## WRITTEN EXERCISE
Without the images, output each record below as it stands.
======== TASK INPUTS ========
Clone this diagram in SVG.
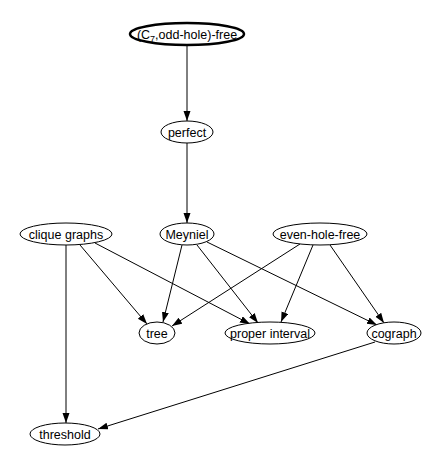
<svg xmlns="http://www.w3.org/2000/svg" width="444" height="468" viewBox="0 0 444 468">
<style>
.n ellipse{fill:#fff;stroke:#000;stroke-width:1}
.n text{font-family:"Liberation Sans",Arial,sans-serif;font-size:12.5px;fill:#000;text-anchor:middle}
.e path{fill:none;stroke:#000;stroke-width:1;marker-end:url(#ah)}
</style>
<defs>
<marker id="ah" markerUnits="userSpaceOnUse" markerWidth="10" markerHeight="8" refX="10" refY="3.5" orient="auto">
<path d="M0,0 L10,3.5 L0,7 z" fill="#000"/>
</marker>
</defs>
<rect width="444" height="468" fill="#fff"/>
<g id="connectors" class="e">
<path d="M187,45 L187,121"/>
<path d="M187,143 L187,223"/>
<path d="M80,245 L147,324"/>
<path d="M95,243 L250,324"/>
<path d="M66,245 L66,423"/>
<path d="M182,245 L163,322"/>
<path d="M197,245 L258,323"/>
<path d="M207,242 L377,325"/>
<path d="M300,244 L172,326"/>
<path d="M313,245 L281,322"/>
<path d="M330,245 L384,323"/>
<path d="M375,342 L98,429"/>
</g>
<g id="c7oddholefree" class="n"><ellipse cx="187" cy="34" rx="57" ry="11" style="stroke-width:2.5"/><text x="187" y="38.5">(C<tspan font-size="9" dy="3">7</tspan><tspan dy="-3">,odd-hole)-free</tspan></text></g>
<g id="perfect" class="n"><ellipse cx="187" cy="132" rx="26" ry="11"/><text x="187" y="136.5">perfect</text></g>
<g id="cliquegraphs" class="n"><ellipse cx="66" cy="234" rx="46" ry="11"/><text x="66" y="238.5">clique graphs</text></g>
<g id="meyniel" class="n"><ellipse cx="187" cy="234" rx="27" ry="11"/><text x="187" y="238.5">Meyniel</text></g>
<g id="evenholefree" class="n"><ellipse cx="320" cy="234" rx="47" ry="11"/><text x="320" y="238.5">even-hole-free</text></g>
<g id="tree" class="n"><ellipse cx="157" cy="333" rx="18" ry="11"/><text x="157" y="337.5">tree</text></g>
<g id="properinterval" class="n"><ellipse cx="270" cy="333" rx="45" ry="11"/><text x="270" y="337.5">proper interval</text></g>
<g id="cograph" class="n"><ellipse cx="394" cy="333" rx="27" ry="11"/><text x="394" y="337.5">cograph</text></g>
<g id="threshold" class="n"><ellipse cx="65" cy="434" rx="35" ry="11"/><text x="65" y="438.5">threshold</text></g>
</svg>
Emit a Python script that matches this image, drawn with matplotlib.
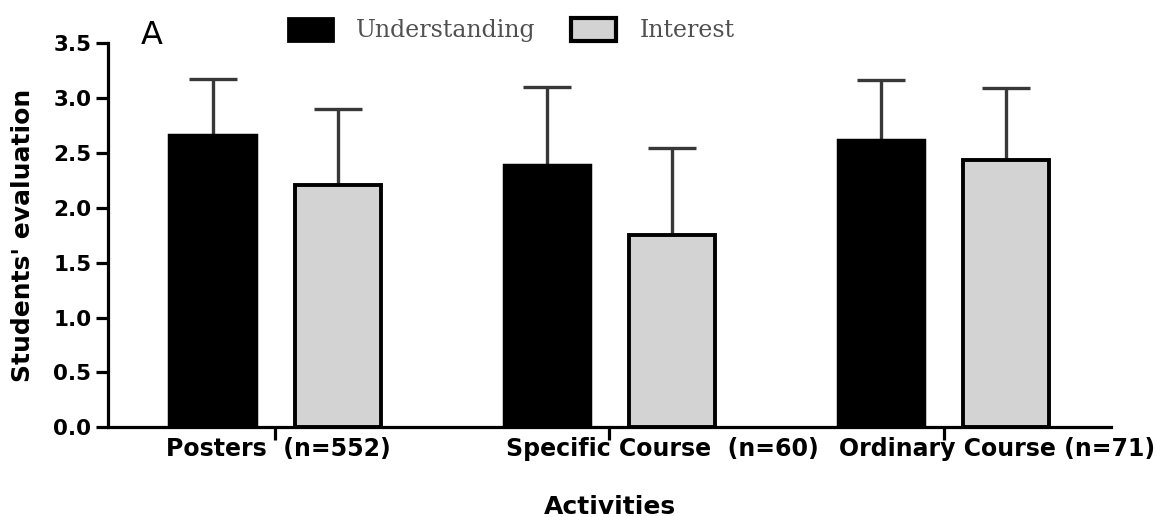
import numpy as np
import matplotlib
matplotlib.use('Agg')
import matplotlib.pyplot as plt
from matplotlib.patches import Patch

# Values
activities = ['Posters  (n=552)', 'Specific Course  (n=60)', 'Ordinary Course (n=71)']
understanding = [2.66, 2.39, 2.62]
understanding_err = [0.51, 0.71, 0.54]
interest = [2.21, 1.75, 2.43]
interest_err = [0.69, 0.79, 0.66]
yticks = [0.0, 0.5, 1.0, 1.5, 2.0, 2.5, 3.0, 3.5]

plt.rcParams['font.family'] = ['DejaVu Sans']

fig = plt.figure(figsize=(11.57, 5.17), dpi=100)
ax = fig.add_axes([0.0933, 0.1735, 0.8669, 0.7433])

x = np.arange(len(activities))
w = 0.258
off = 0.187

ax.bar(x - off, understanding, w, color='black', edgecolor='black', linewidth=2.5, zorder=3)
ax.bar(x + off, interest, w, color='#d3d3d3', edgecolor='black', linewidth=2.8, zorder=3)

# upper error bars only
for xs, ys, es in [(x - off, understanding, understanding_err), (x + off, interest, interest_err)]:
    _, caps, _ = ax.errorbar(xs, ys, yerr=[np.zeros(3), es], fmt='none', ecolor='#383838',
                             elinewidth=2.4, capsize=17, capthick=2.4, zorder=2)
    caps[0].set_visible(False)

ax.set_xlim(-0.5, 2.5)
ax.set_ylim(0, 3.5)
ax.set_yticks(yticks)
ax.set_yticklabels([f'{t:.1f}' for t in yticks], fontsize=15.5, fontweight='bold')
ax.set_xticks(x)
ax.set_xticklabels([''] * 3)

# labels sit a bit to the right of the ticks in the original
label_shift = [0.01, 0.158, 0.16]
for i, lab in enumerate(activities):
    ax.text(i + label_shift[i], -0.026, lab, ha='center', va='top',
            fontsize=17, fontweight='bold', transform=ax.get_xaxis_transform())

for s in ['top', 'right']:
    ax.spines[s].set_visible(False)
for s in ['left', 'bottom']:
    ax.spines[s].set_linewidth(2.3)
ax.tick_params(axis='both', direction='out', length=9, width=2.3)
ax.tick_params(axis='y', pad=3)

ax.set_xlabel('Activities', fontsize=18, fontweight='bold')
ax.xaxis.set_label_coords(0.5, -0.176)
ax.set_ylabel("Students' evaluation", fontsize=18, fontweight='bold')
ax.yaxis.set_label_coords(-0.073, 0.5)

fig.text(0.122, 0.914, 'A', fontsize=23, ha='left', va='baseline')

handles = [Patch(facecolor='black', edgecolor='black', linewidth=2),
           Patch(facecolor='#d3d3d3', edgecolor='black', linewidth=3)]
leg = fig.legend(handles, ['Understanding', 'Interest'], ncol=2, frameon=False,
                 loc='center', bbox_to_anchor=(0.442, 0.942),
                 prop={'family': 'DejaVu Serif', 'size': 17},
                 handlelength=1.9, handleheight=1.15, columnspacing=1.5, handletextpad=1.0)
for t in leg.get_texts():
    t.set_color('#505050')

fig.savefig('out.png', dpi=100)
========
## THE SOLUTION
Clone this diagram in SVG.
<svg xmlns="http://www.w3.org/2000/svg" width="444" height="468" viewBox="0 0 444 468">
<style>
.n ellipse{fill:#fff;stroke:#000;stroke-width:1}
.n text{font-family:"Liberation Sans",Arial,sans-serif;font-size:12.5px;fill:#000;text-anchor:middle}
.e path{fill:none;stroke:#000;stroke-width:1;marker-end:url(#ah)}
</style>
<defs>
<marker id="ah" markerUnits="userSpaceOnUse" markerWidth="10" markerHeight="8" refX="10" refY="3.5" orient="auto">
<path d="M0,0 L10,3.5 L0,7 z" fill="#000"/>
</marker>
</defs>
<rect width="444" height="468" fill="#fff"/>
<g id="connectors" class="e">
<path d="M187,45 L187,121"/>
<path d="M187,143 L187,223"/>
<path d="M80,245 L147,324"/>
<path d="M95,243 L250,324"/>
<path d="M66,245 L66,423"/>
<path d="M182,245 L163,322"/>
<path d="M197,245 L258,323"/>
<path d="M207,242 L377,325"/>
<path d="M300,244 L172,326"/>
<path d="M313,245 L281,322"/>
<path d="M330,245 L384,323"/>
<path d="M375,342 L98,429"/>
</g>
<g id="c7oddholefree" class="n"><ellipse cx="187" cy="34" rx="57" ry="11" style="stroke-width:2.5"/><text x="187" y="38.5">(C<tspan font-size="9" dy="3">7</tspan><tspan dy="-3">,odd-hole)-free</tspan></text></g>
<g id="perfect" class="n"><ellipse cx="187" cy="132" rx="26" ry="11"/><text x="187" y="136.5">perfect</text></g>
<g id="cliquegraphs" class="n"><ellipse cx="66" cy="234" rx="46" ry="11"/><text x="66" y="238.5">clique graphs</text></g>
<g id="meyniel" class="n"><ellipse cx="187" cy="234" rx="27" ry="11"/><text x="187" y="238.5">Meyniel</text></g>
<g id="evenholefree" class="n"><ellipse cx="320" cy="234" rx="47" ry="11"/><text x="320" y="238.5">even-hole-free</text></g>
<g id="tree" class="n"><ellipse cx="157" cy="333" rx="18" ry="11"/><text x="157" y="337.5">tree</text></g>
<g id="properinterval" class="n"><ellipse cx="270" cy="333" rx="45" ry="11"/><text x="270" y="337.5">proper interval</text></g>
<g id="cograph" class="n"><ellipse cx="394" cy="333" rx="27" ry="11"/><text x="394" y="337.5">cograph</text></g>
<g id="threshold" class="n"><ellipse cx="65" cy="434" rx="35" ry="11"/><text x="65" y="438.5">threshold</text></g>
</svg>
Emit a Python script that matches this image, drawn with matplotlib.
import numpy as np
import matplotlib
matplotlib.use('Agg')
import matplotlib.pyplot as plt
from matplotlib.patches import Patch

# Values
activities = ['Posters  (n=552)', 'Specific Course  (n=60)', 'Ordinary Course (n=71)']
understanding = [2.66, 2.39, 2.62]
understanding_err = [0.51, 0.71, 0.54]
interest = [2.21, 1.75, 2.43]
interest_err = [0.69, 0.79, 0.66]
yticks = [0.0, 0.5, 1.0, 1.5, 2.0, 2.5, 3.0, 3.5]

plt.rcParams['font.family'] = ['DejaVu Sans']

fig = plt.figure(figsize=(11.57, 5.17), dpi=100)
ax = fig.add_axes([0.0933, 0.1735, 0.8669, 0.7433])

x = np.arange(len(activities))
w = 0.258
off = 0.187

ax.bar(x - off, understanding, w, color='black', edgecolor='black', linewidth=2.5, zorder=3)
ax.bar(x + off, interest, w, color='#d3d3d3', edgecolor='black', linewidth=2.8, zorder=3)

# upper error bars only
for xs, ys, es in [(x - off, understanding, understanding_err), (x + off, interest, interest_err)]:
    _, caps, _ = ax.errorbar(xs, ys, yerr=[np.zeros(3), es], fmt='none', ecolor='#383838',
                             elinewidth=2.4, capsize=17, capthick=2.4, zorder=2)
    caps[0].set_visible(False)

ax.set_xlim(-0.5, 2.5)
ax.set_ylim(0, 3.5)
ax.set_yticks(yticks)
ax.set_yticklabels([f'{t:.1f}' for t in yticks], fontsize=15.5, fontweight='bold')
ax.set_xticks(x)
ax.set_xticklabels([''] * 3)

# labels sit a bit to the right of the ticks in the original
label_shift = [0.01, 0.158, 0.16]
for i, lab in enumerate(activities):
    ax.text(i + label_shift[i], -0.026, lab, ha='center', va='top',
            fontsize=17, fontweight='bold', transform=ax.get_xaxis_transform())

for s in ['top', 'right']:
    ax.spines[s].set_visible(False)
for s in ['left', 'bottom']:
    ax.spines[s].set_linewidth(2.3)
ax.tick_params(axis='both', direction='out', length=9, width=2.3)
ax.tick_params(axis='y', pad=3)

ax.set_xlabel('Activities', fontsize=18, fontweight='bold')
ax.xaxis.set_label_coords(0.5, -0.176)
ax.set_ylabel("Students' evaluation", fontsize=18, fontweight='bold')
ax.yaxis.set_label_coords(-0.073, 0.5)

fig.text(0.122, 0.914, 'A', fontsize=23, ha='left', va='baseline')

handles = [Patch(facecolor='black', edgecolor='black', linewidth=2),
           Patch(facecolor='#d3d3d3', edgecolor='black', linewidth=3)]
leg = fig.legend(handles, ['Understanding', 'Interest'], ncol=2, frameon=False,
                 loc='center', bbox_to_anchor=(0.442, 0.942),
                 prop={'family': 'DejaVu Serif', 'size': 17},
                 handlelength=1.9, handleheight=1.15, columnspacing=1.5, handletextpad=1.0)
for t in leg.get_texts():
    t.set_color('#505050')

fig.savefig('out.png', dpi=100)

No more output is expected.